第19回鵜澤の会公演「松浦佐用姫」を終えて③      ~新たな試み

 面の印象はどうだったでしょうか?
 前シテと後シテの面は違う、と、思って見てくださった方が多かったことは、面白いというより、こちらが考えていた通りのことだったので、本当にそうなら、これも嬉しいことです。あれは、前、後、同じ面でした。「若狭守」と書いてあります(作者名)。銕仙会所蔵の面を銕之丞先生が出してくださり、私も、面の中に、様々な表情を見つけられる面だなこれは、と思って使わせていただきました。

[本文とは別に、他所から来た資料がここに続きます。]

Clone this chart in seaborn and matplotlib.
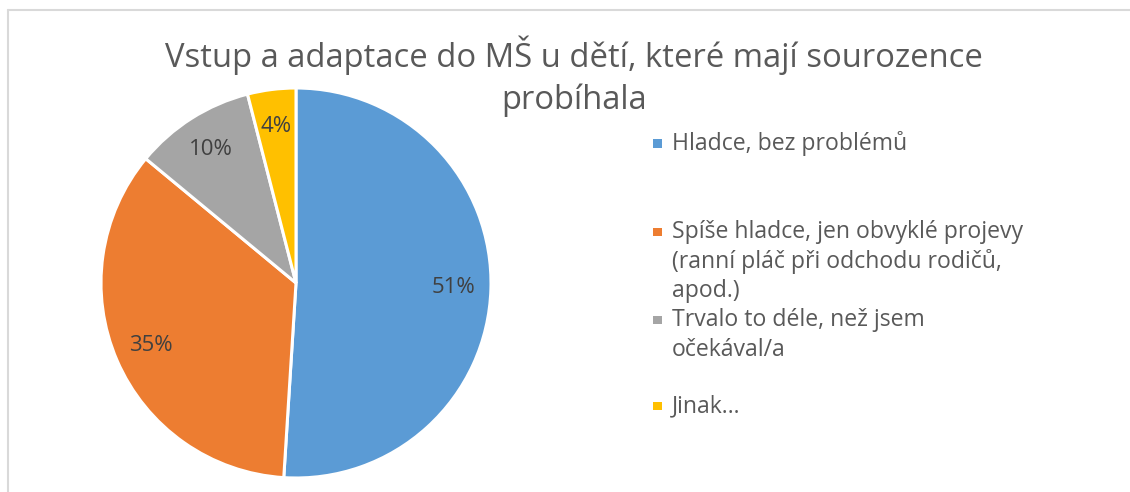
import matplotlib
matplotlib.use("Agg")
import matplotlib.pyplot as plt
import seaborn as sns
from matplotlib.patches import Rectangle
from matplotlib.lines import Line2D

categories = [
    "Hladce, bez problémů",
    "Spíše hladce, jen obvyklé projevy\n(ranní pláč při odchodu rodičů,\napod.)",
    "Trvalo to déle, než jsem\nočekával/a",
    "Jinak…",
]
values = [51, 35, 10, 4]
colors = ["#5B9BD5", "#ED7D31", "#A5A5A5", "#FFC000"]
title_lines = ["Vstup a adaptace do MŠ u dětí, které mají sourozence", "probíhala"]

sns.set_theme(style="white")
plt.rcParams["font.family"] = ["Open Sans", "DejaVu Sans"]

W, H = 1130, 492
fig = plt.figure(figsize=(W / 100, H / 100), dpi=100)
fig.patch.set_facecolor("white")

# pie axes: center (296, 283) px from top, radius 195 px
cx, cy, r = 296, 283, 195
ax = fig.add_axes([(cx - r) / W, (H - cy - r) / H, 2 * r / W, 2 * r / H])
wedges, texts, autotexts = ax.pie(
    values, colors=colors, startangle=90, counterclock=False,
    autopct="%.0f%%", pctdistance=0.81,
    wedgeprops=dict(edgecolor="white", linewidth=2.2),
    textprops=dict(color="#404040", fontsize=16),
)
ax.set_xlim(-1, 1)
ax.set_ylim(-1, 1)
ax.set_aspect("equal")
ax.axis("off")

# title
for i, line in enumerate(title_lines):
    fig.text(574 / W, 1 - (55 + 45 * i) / H, line, ha="center", va="center",
             fontsize=23.6, color="#595959", fontweight="normal")

# legend
item_y = [144, 232, 320, 406]
line_h = 29.5
for lab, col, y in zip(categories, colors, item_y):
    fig.add_artist(Rectangle(((653) / W, 1 - (y + 4) / H), 8.5 / W, 8.5 / H,
                             transform=fig.transFigure, facecolor=col, edgecolor="none"))
    for j, ln in enumerate(lab.split("\n")):
        fig.text(672 / W, 1 - (y + j * line_h) / H, ln, ha="left", va="center",
                 fontsize=16.6, color="#595959")

# chart border (partially visible)
fig.add_artist(Line2D([8 / W, 1], [1 - 10 / H, 1 - 10 / H], transform=fig.transFigure,
                      color="#D9D9D9", linewidth=1.5))
fig.add_artist(Line2D([8 / W, 8 / W], [0, 1 - 10 / H], transform=fig.transFigure,
                      color="#D9D9D9", linewidth=1.5))

fig.savefig("out.png", dpi=100)
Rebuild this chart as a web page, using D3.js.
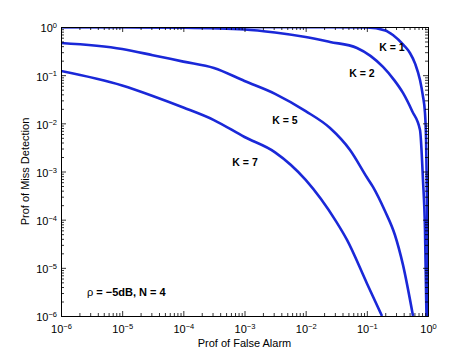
<!DOCTYPE html>
<html><head><meta charset="utf-8">
<script src="https://cdn.jsdelivr.net/npm/d3@7"></script>
<style>body{margin:0;background:#fff}svg{display:block}</style>
</head><body>
<svg id="c" width="474" height="355"></svg>
<script>
// ---- data ----
const pfK1 = [1e-6, 1e-4, 1e-2, 0.1, 0.2, 0.267, 0.4, 0.507, 0.62, 0.74, 0.82, 0.893, 0.93, 0.964, 0.985, 1];
const pmK1 = [0.999, 0.998, 0.99, 0.975, 0.85, 0.682, 0.42, 0.289, 0.17, 0.079, 0.039, 0.0164, 0.0045, 2.6e-4, 1e-5, 1e-8];

const pfK2 = [1e-6, 1e-5, 1e-4, 1e-3, 3.16e-3, 1e-2, 0.025, 0.069, 0.184, 0.28, 0.39, 0.55, 0.74, 0.828, 0.893, 0.944];
const pmK2 = [0.99, 0.985, 0.965, 0.89, 0.77, 0.62, 0.49, 0.367, 0.148, 0.079, 0.0427, 0.018, 7.3e-3, 6.7e-4, 6.1e-5, 1e-6];

const pfK5 = [1e-6, 1e-5, 3.16e-5, 1e-4, 3.16e-4, 1e-3, 3.16e-3, 1e-2, 0.025, 0.0531, 0.1, 0.126, 0.198, 0.288, 0.39, 0.569];
const pmK5 = [0.465, 0.349, 0.26, 0.191, 0.141, 0.0757, 0.041, 0.0179, 8.0e-3, 2.8e-3, 7.6e-4, 4.8e-4, 1.51e-4, 4.8e-5, 1.15e-5, 1e-6];

const pfK7 = [1e-6, 1e-5, 3.16e-5, 1e-4, 3.16e-4, 1e-3, 3.16e-3, 1e-2, 0.0316, 0.0474, 0.1, 0.177];
const pmK7 = [0.122, 0.061, 0.037, 0.0213, 0.0117, 0.0052, 0.0025, 6.7e-4, 9.1e-5, 3.8e-5, 4.8e-6, 1e-6];

const seriesNames = ["K = 1", "K = 2", "K = 5", "K = 7"];
const labelPf = [0.258, 0.0834, 0.00459, 0.00102];
const labelPm = [0.318, 0.0916, 0.00969, 0.0013];
const tickExps = [-6, -5, -4, -3, -2, -1, 0];
const xLabel = "Prof of False Alarm";
const yLabel = "Prof of Miss Detection";
const noteSym = "ρ";
const noteRest = " = −5dB, N = 4";

// ---- layout ----
const L = 61, R = 428, T = 27, B = 316;
const x = d3.scaleLog().domain([1e-6, 1]).range([L, R]);
const y = d3.scaleLog().domain([1e-6, 1]).range([B, T]);
const svg = d3.select("#c");
const font = "'Liberation Sans', Arial, Helvetica, sans-serif";
const blue = "#1a28d8";

const majors = tickExps.map(e => Math.pow(10, e));
const minors = [];
for (let e = -6; e < 0; e++) for (let m = 2; m <= 9; m++) minors.push(m * Math.pow(10, e));

svg.append("defs").append("clipPath").attr("id", "clip")
  .append("rect").attr("x", L).attr("y", T).attr("width", R - L).attr("height", B - T);

// ---- curves ----
const line = d3.line().x(d => x(d[0])).y(d => y(d[1])).curve(d3.curveMonotoneX);
const data = [[pfK1, pmK1], [pfK2, pmK2], [pfK5, pmK5], [pfK7, pmK7]];
svg.append("g").attr("clip-path", "url(#clip)")
  .selectAll("path").data(data).join("path")
  .attr("d", d => line(d[0].map((v, i) => [v, d[1][i]])))
  .attr("fill", "none").attr("stroke", blue).attr("stroke-width", 2.6)
  .attr("stroke-linejoin", "round");

// ---- axes (ticks inward, box) ----
function styleAxis(g) {
  g.select(".domain").attr("stroke", "#000").attr("stroke-width", 1);
  g.selectAll(".tick line").attr("stroke", "#000").attr("stroke-width", 0.8);
}
function supLabel(sel, anchor) {
  sel.selectAll(".tick text").each(function (d) {
    const t = d3.select(this);
    t.text(null).attr("font-family", font).attr("font-size", 11).attr("fill", "#000")
      .attr("text-anchor", anchor);
    const e = Math.round(Math.log10(d));
    t.append("tspan").text("10");
    t.append("tspan").text(e < 0 ? "−" + (-e) : String(e))
      .attr("font-size", 7.5).attr("dy", "-0.55em");
  });
}
const gB = svg.append("g").attr("transform", `translate(0,${B})`)
  .call(d3.axisBottom(x).tickValues(majors).tickSize(-5).tickPadding(9).tickFormat(d => d));
supLabel(gB, "middle"); styleAxis(gB);
svg.append("g").attr("transform", `translate(0,${B})`)
  .call(d3.axisBottom(x).tickValues(minors).tickSize(-3).tickFormat("")).call(styleAxis)
  .select(".domain").remove();

svg.append("g").attr("transform", `translate(0,${T})`)
  .call(d3.axisTop(x).tickValues(majors).tickSize(-5).tickFormat("")).call(styleAxis);
svg.append("g").attr("transform", `translate(0,${T})`)
  .call(d3.axisTop(x).tickValues(minors).tickSize(-3).tickFormat("")).call(styleAxis)
  .select(".domain").remove();

const gL = svg.append("g").attr("transform", `translate(${L},0)`)
  .call(d3.axisLeft(y).tickValues(majors).tickSize(-5).tickPadding(4).tickFormat(d => d));
supLabel(gL, "end"); styleAxis(gL);
gL.selectAll(".tick text").attr("dy", "0.45em");
svg.append("g").attr("transform", `translate(${L},0)`)
  .call(d3.axisLeft(y).tickValues(minors).tickSize(-3).tickFormat("")).call(styleAxis)
  .select(".domain").remove();

svg.append("g").attr("transform", `translate(${R},0)`)
  .call(d3.axisRight(y).tickValues(majors).tickSize(-5).tickFormat("")).call(styleAxis);
svg.append("g").attr("transform", `translate(${R},0)`)
  .call(d3.axisRight(y).tickValues(minors).tickSize(-3).tickFormat("")).call(styleAxis)
  .select(".domain").remove();

// ---- axis titles ----
svg.append("text").attr("x", (L + R) / 2).attr("y", 347).attr("text-anchor", "middle")
  .attr("font-family", font).attr("font-size", 11).text(xLabel);
svg.append("text").attr("transform", `translate(29,${(T + B) / 2}) rotate(-90)`)
  .attr("text-anchor", "middle").attr("font-family", font).attr("font-size", 11).text(yLabel);

// ---- annotations (positioned in data space) ----
svg.selectAll("text.klab").data(seriesNames).join("text").attr("class", "klab")
  .attr("x", (d, i) => x(labelPf[i])).attr("y", (d, i) => y(labelPm[i]))
  .attr("text-anchor", "middle").attr("font-family", font).attr("font-size", 10.5)
  .attr("font-weight", "bold").text(d => d);
const nt = svg.append("text").attr("x", 87).attr("y", 296).attr("font-family", font)
  .attr("font-size", 11);
nt.append("tspan").text(noteSym);
nt.append("tspan").attr("font-weight", "bold").text(noteRest);
</script>
</body></html>
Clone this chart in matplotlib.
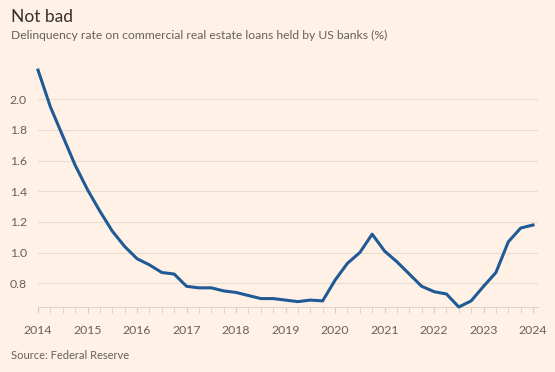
#!/usr/bin/env python3
import matplotlib.pyplot as plt
import numpy as np

# quarterly delinquency rate, 2014 Q1 .. 2024 Q1
years = np.arange(2014, 2024.01, 0.25)
rate = [2.19, 1.95, 1.76, 1.57, 1.41, 1.27, 1.14, 1.04,
        0.96, 0.92, 0.87, 0.86, 0.78, 0.77, 0.77, 0.75,
        0.74, 0.72, 0.70, 0.70, 0.69, 0.68, 0.69, 0.685,
        0.82, 0.93, 1.00, 1.12, 1.01, 0.94, 0.86, 0.78,
        0.745, 0.73, 0.645, 0.685, 0.78, 0.87, 1.07, 1.16, 1.18]
yticks = [0.8, 1.0, 1.2, 1.4, 1.6, 1.8, 2.0]
xticks = list(range(2014, 2025))

bg = '#FFF1E5'
plt.rcParams['font.family'] = ['Lato', 'DejaVu Sans']

fig = plt.figure(figsize=(5.55, 3.72), dpi=100, facecolor=bg)
ax = fig.add_axes([0.0685, 0.1747, 0.9009, 0.641], facecolor=bg)

ax.plot(years, rate, color='#1F5A96', lw=2.2, solid_joinstyle='round',
        zorder=3, clip_on=False)

ax.set_xlim(2014, 2024.1)
ax.set_ylim(0.645, 2.2)
ax.set_yticks(yticks)
ax.set_yticklabels([f'{v:.1f}' for v in yticks])
ax.set_xticks(xticks)
ax.set_xticks(np.arange(2014, 2024.01, 0.25), minor=True)
ax.grid(axis='y', color='#EADDD1', lw=0.8)

for s in ['top', 'right', 'left']:
    ax.spines[s].set_visible(False)
ax.spines['bottom'].set_color('#E0D3C8')
ax.tick_params(axis='y', length=0, labelsize=8.8, labelcolor='#66605C', pad=8)
ax.tick_params(axis='x', which='both', length=4, color='#D9CCC1', labelsize=8.8,
               labelcolor='#66605C', pad=9)

fig.text(0.02, 0.955, 'Not bad', fontsize=12.5, color='#33302E', va='center')
fig.text(0.02, 0.905, 'Delinquency rate on commercial real estate loans held by US banks (%)',
         fontsize=8.7, color='#66605C', va='center')
fig.text(0.02, 0.045, 'Source: Federal Reserve', fontsize=8, color='#66605C', va='center')

fig.savefig('out.png', dpi=100, facecolor=bg)
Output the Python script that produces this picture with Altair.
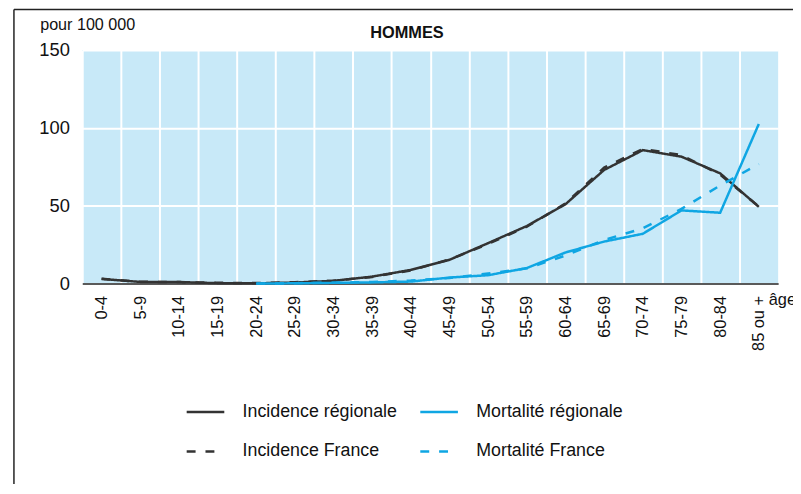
import altair as alt
import pandas as pd

ages = ["0-4", "5-9", "10-14", "15-19", "20-24", "25-29", "30-34", "35-39", "40-44",
        "45-49", "50-54", "55-59", "60-64", "65-69", "70-74", "75-79", "80-84", "85 ou +"]
inc_reg = [3.0, 1.1, 1.0, 0.3, 0.2, 0.7, 1.8, 4.5, 8.8, 15.3, 26.0, 37.0, 51.0, 73.0, 85.7, 81.5, 70.8, 49.3]
inc_fr = [3.1, 1.2, 1.0, 0.5, 0.4, 0.9, 1.9, 4.3, 8.5, 15.5, 25.5, 36.5, 51.5, 74.5, 86.5, 82.5, 70.0, 49.5]
mort_reg = [None, None, None, None, 0.0, 0.2, 0.5, 0.8, 1.3, 3.9, 5.4, 10.0, 20.0, 27.0, 32.0, 47.0, 45.5, 102.5]
mort_fr = [None, None, None, None, 0.0, 0.3, 0.6, 1.0, 2.0, 3.6, 6.5, 9.8, 18.0, 28.0, 35.5, 48.0, 63.0, 76.8]
series = ["Incidence régionale", "Incidence France", "Mortalité régionale", "Mortalité France"]
colors = ["#333333", "#333333", "#0fa6e3", "#0fa6e3"]
dashes = [[1, 0], [9, 10], [1, 0], [9, 10]]

rows = []
for name, vals in zip(series, [inc_reg, inc_fr, mort_reg, mort_fr]):
    for i, (a, v) in enumerate(zip(ages, vals)):
        if v is None:
            continue
        rows.append({"idx": i, "age": a, "valeur": v, "serie": name})
df = pd.DataFrame(rows)

W, H = 703, 236
band = W / len(ages)
label_js = "[" + ",".join("'" + a + "'" for a in ages) + "]"

legend = alt.Legend(
    title=None, orient="none", legendX=104, legendY=345, columns=2,
    columnPadding=17, rowPadding=10, labelFontSize=18, labelColor="#111111",
    symbolType="stroke", symbolSize=1444, symbolStrokeWidth=2.5, labelOffset=17,
    labelLimit=300,
)

x = alt.X(
    "idx:Q",
    scale=alt.Scale(domain=[-0.5, len(ages) - 0.5], nice=False, zero=False),
    axis=alt.Axis(
        values=[i - 0.5 for i in range(len(ages))],
        labelExpr=label_js + "[round(datum.value + 0.5)]",
        labelOffset=band / 2, labelAngle=-90, labelAlign="right", labelBaseline="middle",
        labelFontSize=16.5, labelColor="#111111", labelPadding=12, labelOverlap=False,
        labelFlush=False, labelBound=False,
        ticks=False, tickSize=0, grid=True, gridColor="white", gridWidth=2, gridOpacity=1,
        domain=True, domainColor="#5a5a5a", domainWidth=2,
        title="âge", titleAngle=0, titleX=693, titleY=21.5, titleAlign="left",
        titleBaseline="alphabetic", titleFontWeight="normal", titleFontSize=16.5,
        titleColor="#111111",
    ),
)
y = alt.Y(
    "valeur:Q",
    scale=alt.Scale(domain=[0, 150], nice=False),
    axis=alt.Axis(
        values=[0, 50, 100, 150], labelFontSize=18.5, labelColor="#111111", labelPadding=13,
        ticks=False, tickSize=0, domain=False, grid=True, gridColor="white", gridWidth=2,
        gridOpacity=1,
        title="pour 100 000", titleAngle=0, titleX=-43, titleY=-21, titleAlign="left",
        titleBaseline="alphabetic", titleFontWeight="normal", titleFontSize=16.3,
        titleColor="#111111",
    ),
)

lines = alt.Chart(df).mark_line(strokeWidth=2.5).encode(
    x=x,
    y=y,
    color=alt.Color("serie:N", scale=alt.Scale(domain=series, range=colors), legend=legend),
    strokeDash=alt.StrokeDash("serie:N", scale=alt.Scale(domain=series, range=dashes), legend=legend),
    order="idx:Q",
)

title = alt.Chart(pd.DataFrame({"t": ["HOMMES"]})).mark_text(
    fontSize=16.5, fontWeight="bold", align="center", baseline="alphabetic", color="#111111"
).encode(text="t:N", x=alt.value(328), y=alt.value(-12.5))

frame_left = alt.Chart(pd.DataFrame({"a": [0]})).mark_rule(color="#222222", strokeWidth=1.5).encode(
    x=alt.value(-69), y=alt.value(-41), y2=alt.value(450)
)
frame_top = alt.Chart(pd.DataFrame({"a": [0]})).mark_rule(color="#222222", strokeWidth=1.5).encode(
    x=alt.value(-69), x2=alt.value(730), y=alt.value(-41)
)

chart = alt.layer(lines, title, frame_left, frame_top).properties(
    width=W, height=H,
    autosize=alt.AutoSizeParams(type="none"),
    padding={"left": 75, "top": 40, "right": 15, "bottom": 200},
).configure(font="Liberation Sans").configure_view(fill="#c8e9f8", stroke=None)

chart.save("out.html", embed_options={"renderer": "svg", "actions": False})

 観世宗家に伝わるこの曲の専用面「小夜姫」と謂われる面が、昭和37年に第25世観世宗家によって復曲される一つのきっかけとなったわけであり、その面がもちろん一番相応しいのだと思います。が・・・? それがないとしたら、それならば、どのような面がこの曲に合うのか? 自分にとっても 曲にとっても・・・。など、未知の事は限りなくありました。装束一つとっても、今回このような経験をすることができて、有難いことでしたし、今後の自分の舞台と対峙した時に様々な形でこの経験が生かされることと思います。最後の所で、海に飛び込んだ後、静かになって、立ち上がり、橋掛かりに行く間の、囃子(大鼓、小鼓のみ)の演奏は今回初めてとり入れたものです。野村四郎氏の御助言によって、三クサリ目を、習いの手、というものにしました。そして地謡は静かに 「はや白々と・・・」と入って来てもらうやり方にしました。その空間というか空気感が良かった、とも言われました。
 協力してくださった地謡の方達、囃子方の方達に感謝しています。また、来年に向けて新たに頑張って参ります。
 来年も舞台を見ていただけたら幸いです。